Since the EULA was the one thing downloaded from their servers, they could have easily make it permit this specific hack.

Though it really seems weird to me that someone thinks of the necessity of maybe updating the EULA later (and making it a download from a server to allow that) but not of the necessity of updating the software itself.


> not of the necessity of updating the software itself.

*Disclaimer: I don't know the specifics of this case. That said...

I don't think game developers are supposed or allowed to update console games directly, without going through the update and approval process by the console manufacturer. And this game was on PS2, which didn't have permanent storage at launch; PS2 games were generally not updateable. The optional HDD that came out later (see [1]). This title most likely did not require it, but even if it did, I doubt Sony had prepared a strategy for official game updates yet.

[1] - https://en.wikipedia.org/wiki/PlayStation_2_Expansion_Bay


Maybe usual "we reserve the right to change these terms without notice" clause in the EULA? Although it's a pretty nutty jurisdiction where that is legal.


I think my pragmatic solution would just to have the first part of the downloaded EULA say something like "New updates available, go to example.com and download the latest installer" or something. Of course most people don't read it. But makes me wonder what was so important to patch.

Edit: It was a PS2 title, not PC. Explains the reasoning I guess. Didn't know they even installed stuff / patches at the time. My consoles weren't connected to the net at that time.


It sounds like it patched the game every time in ran during online play, which makes sense because the PS2 did not ship with a hard drive (one was eventually available as an accessory, but wasn’t supported by many games, especially in America) and the memory card was only 8MB.

Edit: Did a little research after remembering that when I played SOCOM2 (an FPS game) back in the day it would download patches to the memory card. For reference, it seems the patch file took up around 3,000 kB on the memory card! (And that was basically just gameplay tweaks and bug fixes from what I remember, not additional assets).


Good read.

So, dumb question, I had never considered that assembly would have ‘network access’, so are there other ‘higher-level’ systems accessible in assembly?

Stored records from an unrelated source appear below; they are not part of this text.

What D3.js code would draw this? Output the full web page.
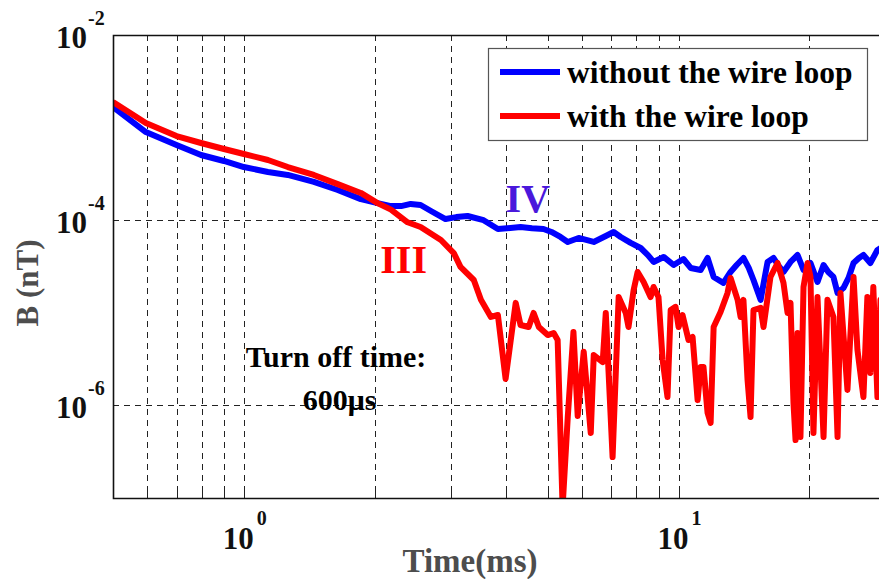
<!DOCTYPE html>
<html>
<head>
<meta charset="utf-8">
<script src="https://cdn.jsdelivr.net/npm/d3@7"></script>
<style>
  html, body { margin: 0; padding: 0; background: #fff; }
  svg { display: block; }
  text { font-family: "Liberation Serif", "Times New Roman", serif; font-weight: bold; }
</style>
</head>
<body>
<div id="chart"></div>
<script>
// time (ms) and field (nT)
var tBlue = [0.50, 0.595, 0.70, 0.797, 0.90, 1.00, 1.136, 1.262, 1.449, 1.644, 1.858, 2.03, 2.18, 2.30, 2.42, 2.55, 2.70, 2.91, 3.08, 3.27,
    3.56, 3.84, 4.10, 4.33, 4.60, 4.89, 5.10, 5.35, 5.56, 5.89, 6.38, 6.80, 7.09, 7.36, 7.76, 8.18, 8.50, 8.76, 9.24, 9.74,
    10.26, 10.66, 11.24, 11.66, 12.04, 12.68, 13.17, 13.60, 14.10, 14.50, 14.87, 15.44, 16.02, 16.53, 17.00, 17.43, 18.09, 18.78, 19.38, 20.11,
    20.87, 21.55, 22.10, 22.71, 23.21, 23.94, 24.60, 25.26, 26.00, 26.62, 27.61, 28.67, 30.0];
var bBlue = [1.67e-3, 8.96e-4, 6.49e-4, 5.06e-4, 4.36e-4, 3.75e-4, 3.32e-4, 3.08e-4, 2.59e-4, 2.12e-4, 1.69e-4, 1.53e-4, 1.42e-4, 1.42e-4, 1.50e-4, 1.46e-4, 1.25e-4, 1.03e-4, 1.08e-4, 1.11e-4,
    1.00e-4, 8.04e-5, 8.24e-5, 8.45e-5, 8.2e-5, 8.04e-5, 7.46e-5, 6.59e-5, 5.82e-5, 6.43e-5, 5.82e-5, 6.75e-5, 7.46e-5, 6.59e-5, 5.68e-5, 5.01e-5, 4.2e-5, 3.54e-5, 4.01e-5, 3.28e-5,
    3.81e-5, 3.05e-5, 2.90e-5, 3.91e-5, 2.44e-5, 2.10e-5, 2.76e-5, 3.28e-5, 3.91e-5, 3.05e-5, 2.26e-5, 1.38e-5, 3.54e-5, 3.91e-5, 3.2e-5, 2.76e-5, 3.54e-5, 4.21e-5, 2.90e-5, 3.45e-5,
    2.15e-5, 3.28e-5, 2.76e-5, 2.44e-5, 1.64e-5, 1.85e-5, 2.38e-5, 3.45e-5, 3.91e-5, 4.21e-5, 3.45e-5, 4.77e-5, 5.4e-5];

var tRed = [0.50, 0.595, 0.70, 0.797, 0.90, 1.00, 1.136, 1.262, 1.449, 1.644, 1.858, 2.03, 2.18, 2.38, 2.55, 2.84, 3.04, 3.15, 3.38, 3.51,
    3.70, 3.84, 4.00, 4.22, 4.33, 4.52, 4.64, 4.77, 5.00, 5.16, 5.27, 5.41, 5.56, 5.73, 5.86, 6.05, 6.28, 6.38, 6.69, 6.80,
    7.05, 7.28, 7.56, 7.67, 7.88, 8.05, 8.31, 8.62, 8.76, 8.99, 9.19, 9.43, 9.59, 9.84, 10.0, 10.21, 10.54, 10.77, 11.06, 11.24,
    11.41, 11.66, 11.85, 12.04, 12.49, 12.96, 13.17, 13.67, 13.89, 14.10, 14.41, 14.64, 14.87, 15.44, 15.68, 16.27, 16.89, 17.43, 17.81, 18.09,
    18.38, 18.58, 18.78, 19.07, 19.38, 19.80, 20.11, 20.43, 20.87, 21.55, 22.00, 22.71, 23.21, 23.57, 24.46, 25.26, 25.79, 26.62, 27.18, 27.61,
    28.05, 28.67, 29.13, 30.0];
var bRed = [1.89e-3, 1.12e-3, 8.11e-4, 6.82e-4, 5.87e-4, 5.19e-4, 4.47e-4, 3.75e-4, 3.08e-4, 2.45e-4, 1.97e-4, 1.53e-4, 1.30e-4, 9.5e-5, 8.45e-5, 6.11e-5, 4.42e-5, 3.13e-5, 2.26e-5, 1.38e-5,
    9.02e-6, 9.47e-6, 1.93e-6, 1.28e-5, 7.38e-6, 7.03e-6, 9.96e-6, 7.03e-6, 5.75e-6, 6.05e-6, 5.08e-6, 8e-8, 7.5e-7, 6.2e-6, 7.7e-7, 3.8e-6, 5.03e-7, 3.5e-6, 2.94e-6, 9.96e-6,
    2.77e-7, 1.48e-5, 9.96e-6, 7.03e-6, 1.76e-5, 2.76e-5, 2.15e-5, 1.48e-5, 1.90e-5, 1.48e-5, 3.09e-6, 1.23e-6, 1.07e-5, 1.16e-5, 7.03e-6, 9.47e-6, 5.08e-6, 5.48e-6, 1.14e-6, 2.60e-6,
    2.60e-6, 8.28e-7, 6.46e-7, 7.03e-6, 1.02e-5, 1.64e-5, 2.38e-5, 1.38e-5, 9.02e-6, 1.38e-5, 1.88e-6, 7.5e-7, 1.07e-5, 1.13e-5, 7.03e-6, 2.44e-5, 3.45e-5, 2.10e-5, 9.96e-6, 1.28e-5,
    1.06e-6, 4.23e-7, 6.05e-6, 4.56e-7, 1.90e-5, 3.45e-5, 2.44e-5, 5.03e-7, 1.48e-5, 4.56e-7, 1.38e-5, 9.02e-6, 4.56e-7, 1.64e-5, 1.47e-6, 2.44e-5, 3.97e-6, 1.23e-6, 1.48e-5, 2.24e-6,
    1.90e-5, 1.23e-6, 1.38e-5, 6.5e-6];

var seriesNames = ["without the wire loop", "with the wire loop"];
var seriesColors = ["#0000ff", "#ff0000"];

var xTicksMajor = [1, 10];
var xGrid = [0.6, 0.7, 0.8, 0.9, 1, 2, 3, 4, 5, 6, 7, 8, 9, 10, 20, 30];
var yTicks = [1e-2, 1e-4, 1e-6];
var xDomain = [0.5, 30];
var yDomain = [1e-7, 1e-2];

var width = 879, height = 579;
var margin = {left: 113, top: 35, bottom: 498, right: 886};

var svg = d3.select("#chart").append("svg")
    .attr("width", width)
    .attr("height", height);

var x = d3.scaleLog().domain(xDomain).range([margin.left, margin.right]);
var y = d3.scaleLog().domain(yDomain).range([margin.bottom, margin.top]);

svg.append("clipPath").attr("id", "plotclip")
    .append("rect")
    .attr("x", margin.left).attr("y", margin.top)
    .attr("width", margin.right - margin.left).attr("height", margin.bottom - margin.top);

// grid
var grid = svg.append("g")
    .attr("stroke", "#222")
    .attr("stroke-width", 1)
    .attr("stroke-dasharray", "6,5");

grid.selectAll("line.vx")
    .data(xGrid)
    .enter().append("line")
    .attr("x1", d => Math.round(x(d)) + 0.5).attr("x2", d => Math.round(x(d)) + 0.5)
    .attr("y1", margin.top).attr("y2", margin.bottom);

grid.selectAll("line.hy")
    .data(yTicks.filter(d => d < 1e-2))
    .enter().append("line")
    .attr("y1", d => Math.round(y(d)) + 0.5).attr("y2", d => Math.round(y(d)) + 0.5)
    .attr("x1", margin.left).attr("x2", margin.right);

// small inward ticks on bottom axis
svg.append("g").selectAll("line")
    .data(xGrid)
    .enter().append("line")
    .attr("x1", d => Math.round(x(d)) + 0.5).attr("x2", d => Math.round(x(d)) + 0.5)
    .attr("y1", margin.bottom).attr("y2", margin.bottom - 6)
    .attr("stroke", "#222");

// curves
var line = d3.line()
    .x(d => x(d[0]))
    .y(d => y(d[1]));

var curves = svg.append("g").attr("clip-path", "url(#plotclip)");

curves.append("path")
    .datum(d3.zip(tBlue, bBlue))
    .attr("fill", "none")
    .attr("stroke", seriesColors[0])
    .attr("stroke-width", 6)
    .attr("stroke-linejoin", "round")
    .attr("d", line);

curves.append("path")
    .datum(d3.zip(tRed, bRed))
    .attr("fill", "none")
    .attr("stroke", seriesColors[1])
    .attr("stroke-width", 6)
    .attr("stroke-linejoin", "round")
    .attr("d", line);

// axes box
svg.append("path")
    .attr("d", `M${margin.right},${margin.top + 0.5}H${margin.left + 0.5}V${margin.bottom + 0.5}H${margin.right}`)
    .attr("fill", "none")
    .attr("stroke", "#111")
    .attr("stroke-width", 1.6);

// tick labels
var xl = svg.append("g");
xTicksMajor.forEach(function (d) {
    var px = x(d);
    xl.append("text").attr("x", px + 10).attr("y", 549)
        .attr("text-anchor", "end").attr("font-size", 31).attr("fill", "#111").text("10");
    xl.append("text").attr("x", px + 13).attr("y", 525)
        .attr("font-size", 20).attr("fill", "#111").text(Math.round(Math.log10(d)));
});

var yl = svg.append("g");
yTicks.forEach(function (d) {
    var py = y(d);
    yl.append("text").attr("x", 87).attr("y", py + 13)
        .attr("text-anchor", "end").attr("font-size", 31).attr("fill", "#111").text("10");
    yl.append("text").attr("x", 88).attr("y", py - 10)
        .attr("font-size", 20).attr("fill", "#111").text(Math.round(Math.log10(d)));
});

// axis titles
svg.append("text")
    .attr("x", 470).attr("y", 572)
    .attr("text-anchor", "middle")
    .attr("font-size", 33)
    .attr("fill", "#4d4d4d")
    .text("Time(ms)");

svg.append("text")
    .attr("transform", "translate(38,283) rotate(-90)")
    .attr("text-anchor", "middle")
    .attr("font-size", 31)
    .attr("fill", "#4d4d4d")
    .text("B (nT)");

// annotations (placed in data coordinates)
svg.append("text")
    .attr("x", x(4.0)).attr("y", y(1.23e-4))
    .attr("font-size", 40).attr("fill", "#4a18dc")
    .text("IV");

svg.append("text")
    .attr("x", x(2.06)).attr("y", y(2.69e-5))
    .attr("font-size", 40).attr("fill", "#ff0000")
    .text("III");

svg.append("text")
    .attr("x", x(1.01)).attr("y", y(2.6e-6))
    .attr("font-size", 30).attr("fill", "#000")
    .text("Turn off time:");

svg.append("text")
    .attr("x", x(1.366)).attr("y", y(8.9e-7))
    .attr("font-size", 30).attr("fill", "#000")
    .text("600μs");

// legend
var legend = svg.append("g");
legend.append("rect")
    .attr("x", 488.5).attr("y", 48.5)
    .attr("width", 379).attr("height", 92)
    .attr("fill", "#fff")
    .attr("stroke", "#555")
    .attr("stroke-width", 1.2);

seriesNames.forEach(function (name, i) {
    var ly = 72 + i * 44;
    legend.append("line")
        .attr("x1", 500).attr("x2", 560)
        .attr("y1", ly).attr("y2", ly)
        .attr("stroke", seriesColors[i])
        .attr("stroke-width", 6);
    legend.append("text")
        .attr("x", 567).attr("y", ly + 11)
        .attr("font-size", 31.5)
        .attr("fill", "#000")
        .text(name);
});
</script>
</body>
</html>
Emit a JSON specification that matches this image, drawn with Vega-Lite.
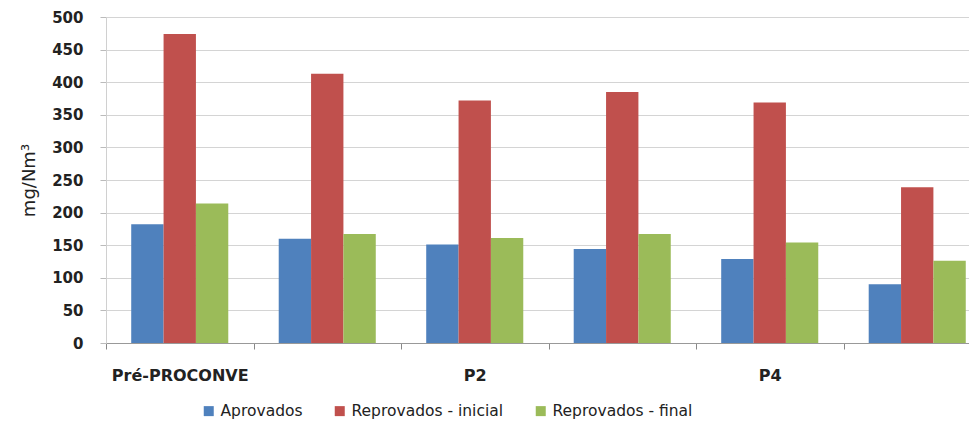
{
  "$schema": "https://vega.github.io/schema/vega-lite/v6.json",
  "autosize": {"type": "none"},
  "padding": {"left": 106, "top": 17, "right": 0, "bottom": 90},
  "width": 863,
  "height": 326,
  "background": "white",
  "data": {
    "values": [
      {"fase": "Pré-PROCONVE", "serie": "Aprovados", "valor": 182},
      {"fase": "Pré-PROCONVE", "serie": "Reprovados - inicial", "valor": 474},
      {"fase": "Pré-PROCONVE", "serie": "Reprovados - final", "valor": 214},
      {"fase": "P1", "serie": "Aprovados", "valor": 160},
      {"fase": "P1", "serie": "Reprovados - inicial", "valor": 413},
      {"fase": "P1", "serie": "Reprovados - final", "valor": 167},
      {"fase": "P2", "serie": "Aprovados", "valor": 151},
      {"fase": "P2", "serie": "Reprovados - inicial", "valor": 372},
      {"fase": "P2", "serie": "Reprovados - final", "valor": 161},
      {"fase": "P3", "serie": "Aprovados", "valor": 144},
      {"fase": "P3", "serie": "Reprovados - inicial", "valor": 385},
      {"fase": "P3", "serie": "Reprovados - final", "valor": 167},
      {"fase": "P4", "serie": "Aprovados", "valor": 129},
      {"fase": "P4", "serie": "Reprovados - inicial", "valor": 369},
      {"fase": "P4", "serie": "Reprovados - final", "valor": 154},
      {"fase": "P5", "serie": "Aprovados", "valor": 90},
      {"fase": "P5", "serie": "Reprovados - inicial", "valor": 239},
      {"fase": "P5", "serie": "Reprovados - final", "valor": 126}
    ]
  },
  "mark": {"type": "bar"},
  "encoding": {
    "x": {
      "field": "fase",
      "type": "nominal",
      "sort": ["Pré-PROCONVE", "P1", "P2", "P3", "P4", "P5"],
      "scale": {"paddingInner": 0.342, "paddingOuter": 0.0965, "align": 0.886},
      "axis": {
        "title": null,
        "labelAngle": 0,
        "labelExpr": "indexof(['P1','P3','P5'], datum.value) >= 0 ? '' : datum.value",
        "labelFont": "DejaVu Sans",
        "labelFontSize": 16,
        "labelFontWeight": "bold",
        "labelColor": "#222222",
        "labelPadding": 18,
        "labelOffset": 25,
        "bandPosition": 0,
        "tickOffset": -25,
        "tickSize": 6,
        "tickColor": "#888888",
        "domainColor": "#999999",
        "grid": false
      }
    },
    "xOffset": {
      "field": "serie",
      "type": "nominal",
      "sort": ["Aprovados", "Reprovados - inicial", "Reprovados - final"],
      "scale": {"paddingInner": 0, "paddingOuter": 0}
    },
    "y": {
      "field": "valor",
      "type": "quantitative",
      "scale": {"domain": [0, 500], "nice": false},
      "axis": {
        "title": "mg/Nm³",
        "titleFont": "DejaVu Sans",
        "titleFontSize": 18,
        "titleFontWeight": "normal",
        "titleColor": "#222222",
        "titlePadding": 13,
        "values": [0, 50, 100, 150, 200, 250, 300, 350, 400, 450, 500],
        "labelFont": "DejaVu Sans",
        "labelFontSize": 15,
        "labelFontWeight": "bold",
        "labelColor": "#222222",
        "labelPadding": 17,
        "tickSize": 6,
        "tickColor": "#bbbbbb",
        "domainColor": "#d0d0d0",
        "gridColor": "#d4d4d4",
        "gridWidth": 1.2
      }
    },
    "color": {
      "field": "serie",
      "type": "nominal",
      "sort": ["Aprovados", "Reprovados - inicial", "Reprovados - final"],
      "scale": {
        "domain": ["Aprovados", "Reprovados - inicial", "Reprovados - final"],
        "range": ["#4F81BD", "#C0504D", "#9BBB59"]
      },
      "legend": {
        "title": null,
        "orient": "none",
        "direction": "horizontal",
        "legendX": 95,
        "legendY": 386,
        "symbolType": "square",
        "symbolSize": 100,
        "symbolStrokeWidth": 0,
        "labelFont": "DejaVu Sans",
        "labelFontSize": 15.5,
        "labelColor": "#222222",
        "columnPadding": 29,
        "labelOffset": 4
      }
    }
  },
  "config": {
    "view": {"stroke": null}
  }
}
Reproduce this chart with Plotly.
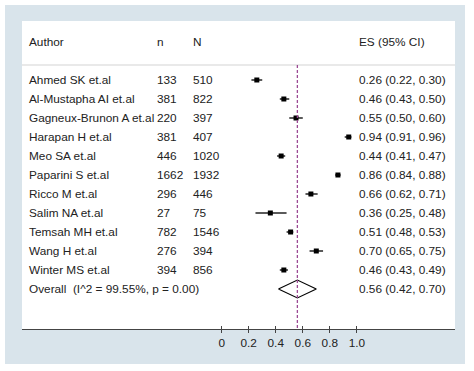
import plotly.graph_objects as go

authors = ["Ahmed SK et.al", "Al-Mustapha AI et.al", "Gagneux-Brunon A et.al", "Harapan H et.al",
           "Meo SA et.al", "Paparini S et.al", "Ricco M et.al", "Salim NA et.al",
           "Temsah MH et.al", "Wang H et.al", "Winter MS et.al"]
n_events = [133, 381, 220, 381, 446, 1662, 296, 27, 782, 276, 394]
n_total = [510, 822, 397, 407, 1020, 1932, 446, 75, 1546, 394, 856]
es = [0.26, 0.46, 0.55, 0.94, 0.44, 0.86, 0.66, 0.36, 0.51, 0.70, 0.46]
ci_lo = [0.22, 0.43, 0.50, 0.91, 0.41, 0.84, 0.62, 0.25, 0.48, 0.65, 0.43]
ci_hi = [0.30, 0.50, 0.60, 0.96, 0.47, 0.88, 0.71, 0.48, 0.53, 0.75, 0.49]
overall_label = "Overall\u00a0 (I^2 = 99.55%, p = 0.00)"
overall_es, overall_lo, overall_hi = 0.56, 0.42, 0.70
headers = ["Author", "n", "N", "ES (95% CI)"]
tick_vals = [0, 0.2, 0.4, 0.6, 0.8, 1.0]
tick_text = ["0", "0.2", "0.4", "0.6", "0.8", "1.0"]

FONT = "Liberation Sans, Arial, sans-serif"
FS = 11.8
TXT = "#222222"
col_x = [-1.440, -0.494, -0.226, 1.003]

rows = list(range(1, len(authors) + 1))
overall_row = len(authors) + 1

fig = go.Figure()

# study estimates with CIs
fig.add_trace(go.Scatter(
    x=es, y=rows, mode="markers",
    marker=dict(symbol="square", size=5, color="black"),
    error_x=dict(type="data", symmetric=False,
                 array=[h - e for h, e in zip(ci_hi, es)],
                 arrayminus=[e - l for e, l in zip(es, ci_lo)],
                 color="black", thickness=1.3, width=0),
    hoverinfo="skip", showlegend=False))

# overall diamond
dh = 0.47
fig.add_trace(go.Scatter(
    x=[overall_lo, overall_es, overall_hi, overall_es, overall_lo],
    y=[overall_row, overall_row - dh, overall_row, overall_row + dh, overall_row],
    mode="lines", line=dict(color="black", width=1.2),
    hoverinfo="skip", showlegend=False))

# invisible trace for overlaid axis (upward ticks)
fig.add_trace(go.Scatter(x=[0], y=[0], xaxis="x2", mode="markers",
                         marker=dict(opacity=0), hoverinfo="skip", showlegend=False))

ann = []
def add_text(x, y, t):
    ann.append(dict(x=x, y=y, xref="x", yref="y", text=t, showarrow=False,
                    xanchor="left", yanchor="middle",
                    font=dict(family=FONT, size=FS, color=TXT)))

for cx, h in zip(col_x, headers):
    add_text(cx, -1.0, h)
for r, a, ne, nt, e, l, h in zip(rows, authors, n_events, n_total, es, ci_lo, ci_hi):
    add_text(col_x[0], r, a)
    add_text(col_x[1], r, str(ne))
    add_text(col_x[2], r, str(nt))
    add_text(col_x[3], r, f"{e:.2f} ({l:.2f}, {h:.2f})")
add_text(col_x[0], overall_row, overall_label)
add_text(col_x[3], overall_row, f"{overall_es:.2f} ({overall_lo:.2f}, {overall_hi:.2f})")

W, H = 474, 371
ml, mr, mt, mb = 22, 474 - 455, 21, 371 - 329
pw, ph = W - ml - mr, H - mt - mb

shapes = [
    # blue frame
    dict(type="rect", xref="paper", yref="paper",
         x0=(5 - ml) / pw, x1=(465 - ml) / pw,
         y0=-(364 - (H - mb)) / ph, y1=1 + (mt - 5) / ph,
         fillcolor="#d9e4eb", line=dict(width=0), layer="below"),
    # white plot panel
    dict(type="rect", xref="paper", yref="paper", x0=0, x1=1, y0=0, y1=1,
         fillcolor="white", line=dict(width=0), layer="below"),
    # header separator
    dict(type="line", xref="paper", yref="y", x0=0, x1=1, y0=0.211, y1=0.211,
         line=dict(color="#d4d4d4", width=1.2)),
    # overall effect reference line
    dict(type="line", xref="x", yref="y", x0=overall_es, x1=overall_es, y0=0.211, y1=14.1,
         line=dict(color="#9c4a94", width=1.3, dash="3px,2px")),
]

fig.update_layout(
    width=W, height=H,
    margin=dict(l=ml, r=mr, t=mt, b=mb, pad=0),
    paper_bgcolor="white", plot_bgcolor="white",
    font=dict(family=FONT, size=FS, color=TXT),
    xaxis=dict(range=[-1.477, 1.726], showgrid=False, zeroline=False,
               showline=True, linecolor="#444444", linewidth=1,
               ticks="outside", ticklen=3, tickwidth=1, tickcolor="#444444",
               tickvals=tick_vals, ticktext=tick_text,
               tickfont=dict(family=FONT, size=FS, color=TXT)),
    xaxis2=dict(range=[-1.477, 1.726], overlaying="x", anchor="y", side="bottom",
                showgrid=False, zeroline=False, showline=False,
                ticks="inside", ticklen=3, tickwidth=1, tickcolor="#444444",
                tickvals=tick_vals, showticklabels=False),
    yaxis=dict(range=[14.105, -2.105], showgrid=False, zeroline=False,
               showline=False, showticklabels=False, ticks=""),
    shapes=shapes, annotations=ann,
)

fig.write_html("out.html", config={"displayModeBar": False},
               post_script="document.body.style.margin='0';")
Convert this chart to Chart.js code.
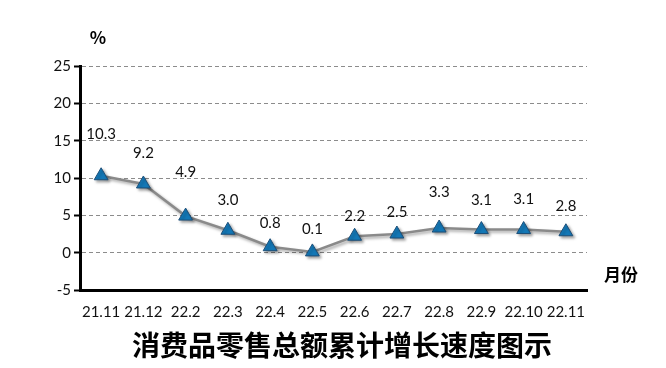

It just seemed like a different level of abstraction to me.

[edit]

I get it now. I reread the last section and looked over the assembly. ‘Mapping’ to syscalls on the OS.


As has already been explained in other answers, ultimately everything comes down to machine code. 0s and 1s. So the closer to the hardware your language is, the _more_ access you actually have. Higher level languages, compilers and operating systems paired with newer hardware features are what _limits_ the access.

If you have a higher level language, that simply has no features to talk to the network and no facilities to insert lower level code, make direct syscalls etc. somehow, then barring exploits, you really can't access the network card.

If you think about it, some parts of the operating system of a computer are actually written in assembly. How are the syscalls themselves implemented etc?

If you want to learn more about what can be done without all these abstractions, then the "toilet paper computer" is awesome if you ask me. We did this in high school comp sci class (with a simulator but the teacher started us off with an actual roll of toilet paper to explain the concept).

https://en.wikipedia.org/wiki/Busy_beaver


There are no dumb questions! In non-VM languages everything is compiled down to assembly (or, more accurately, machine code) since that's ultimately what your CPU executes. Anything else on top of it is just sugar!

Raw machine code does have peripheral access via interrupts and/or the BIOS (which is kind of a "barebones" OS in firmware).

Usually there are several layers of abstraction on top of this (network card drivers, the TCP/IP stack, Unix sockets, etc.) so we don't have to deal with sending raw commands to the network card, but that's just convenience (and those are themselves machine code too).


In non-VM languages everything is compiled down to assembly (or, more accurately, machine code) This is a misconception: Both AOT and JIT compilers can generate directly machine code OR intermediate representations (bytecode, llvm IR) which ultimately reduce to machine code. AOT and JIT simply differ in when the machine code generation is executed. VM are just a special case of JIT that enable hardware agnosticity without fatELF.

The rest of your comment was instructive.


Normally VMs (although strictly speaking doesn't have to be) are not only an abstraction layer but also enforce some form of isolation and memory safety.


Right however full featured VMs allow to escape such safety when needed (for performance and interop with the outside world)


Some systems can be particularly difficult to access through raw machine code. For example with ASLR the addresses of functions and data can move around at runtime, so without using the linker it can be hard to access. Or there are binary obfuscation techniques that are even more thorough with their randomization.

But in the end it all compiles to assembly so everything is potentially accessible there.


All of the higher level systems map down to something very low level, like a syscall or writing to a specific memory address in a specific pattern. The layers of abstraction between the lowest levels and the highest levels can get pretty dizzying, but understanding even a piece of it reveals how fantastic the whole system is.


TLDR: they used a conventional buffer overflow attack on their EULA to install a network hook that downloads and patches their game.

This is what security researcher/CNO devs do every day, but without the source code.


including the "no NULLs in the buffer" part, which is typical shellcode rewriting.

Sometimes I forget that most developers nowadays didn't start out learning to hack, or even learning to program as teenagers. Sucks for them I guess - security contains some of the coolest, most fun programming techniques.


Funny, they never even consider the user reading the EULA and seeing it garbled by a bunch of code. I bet nobody even noticed.


I presume they padded it out by spaces until the end of the buffer.


Didn't the buffer overflow happen before the document was displayed? If so, the exploit code could skip over the broken EULA prompt or fix the document before showing it.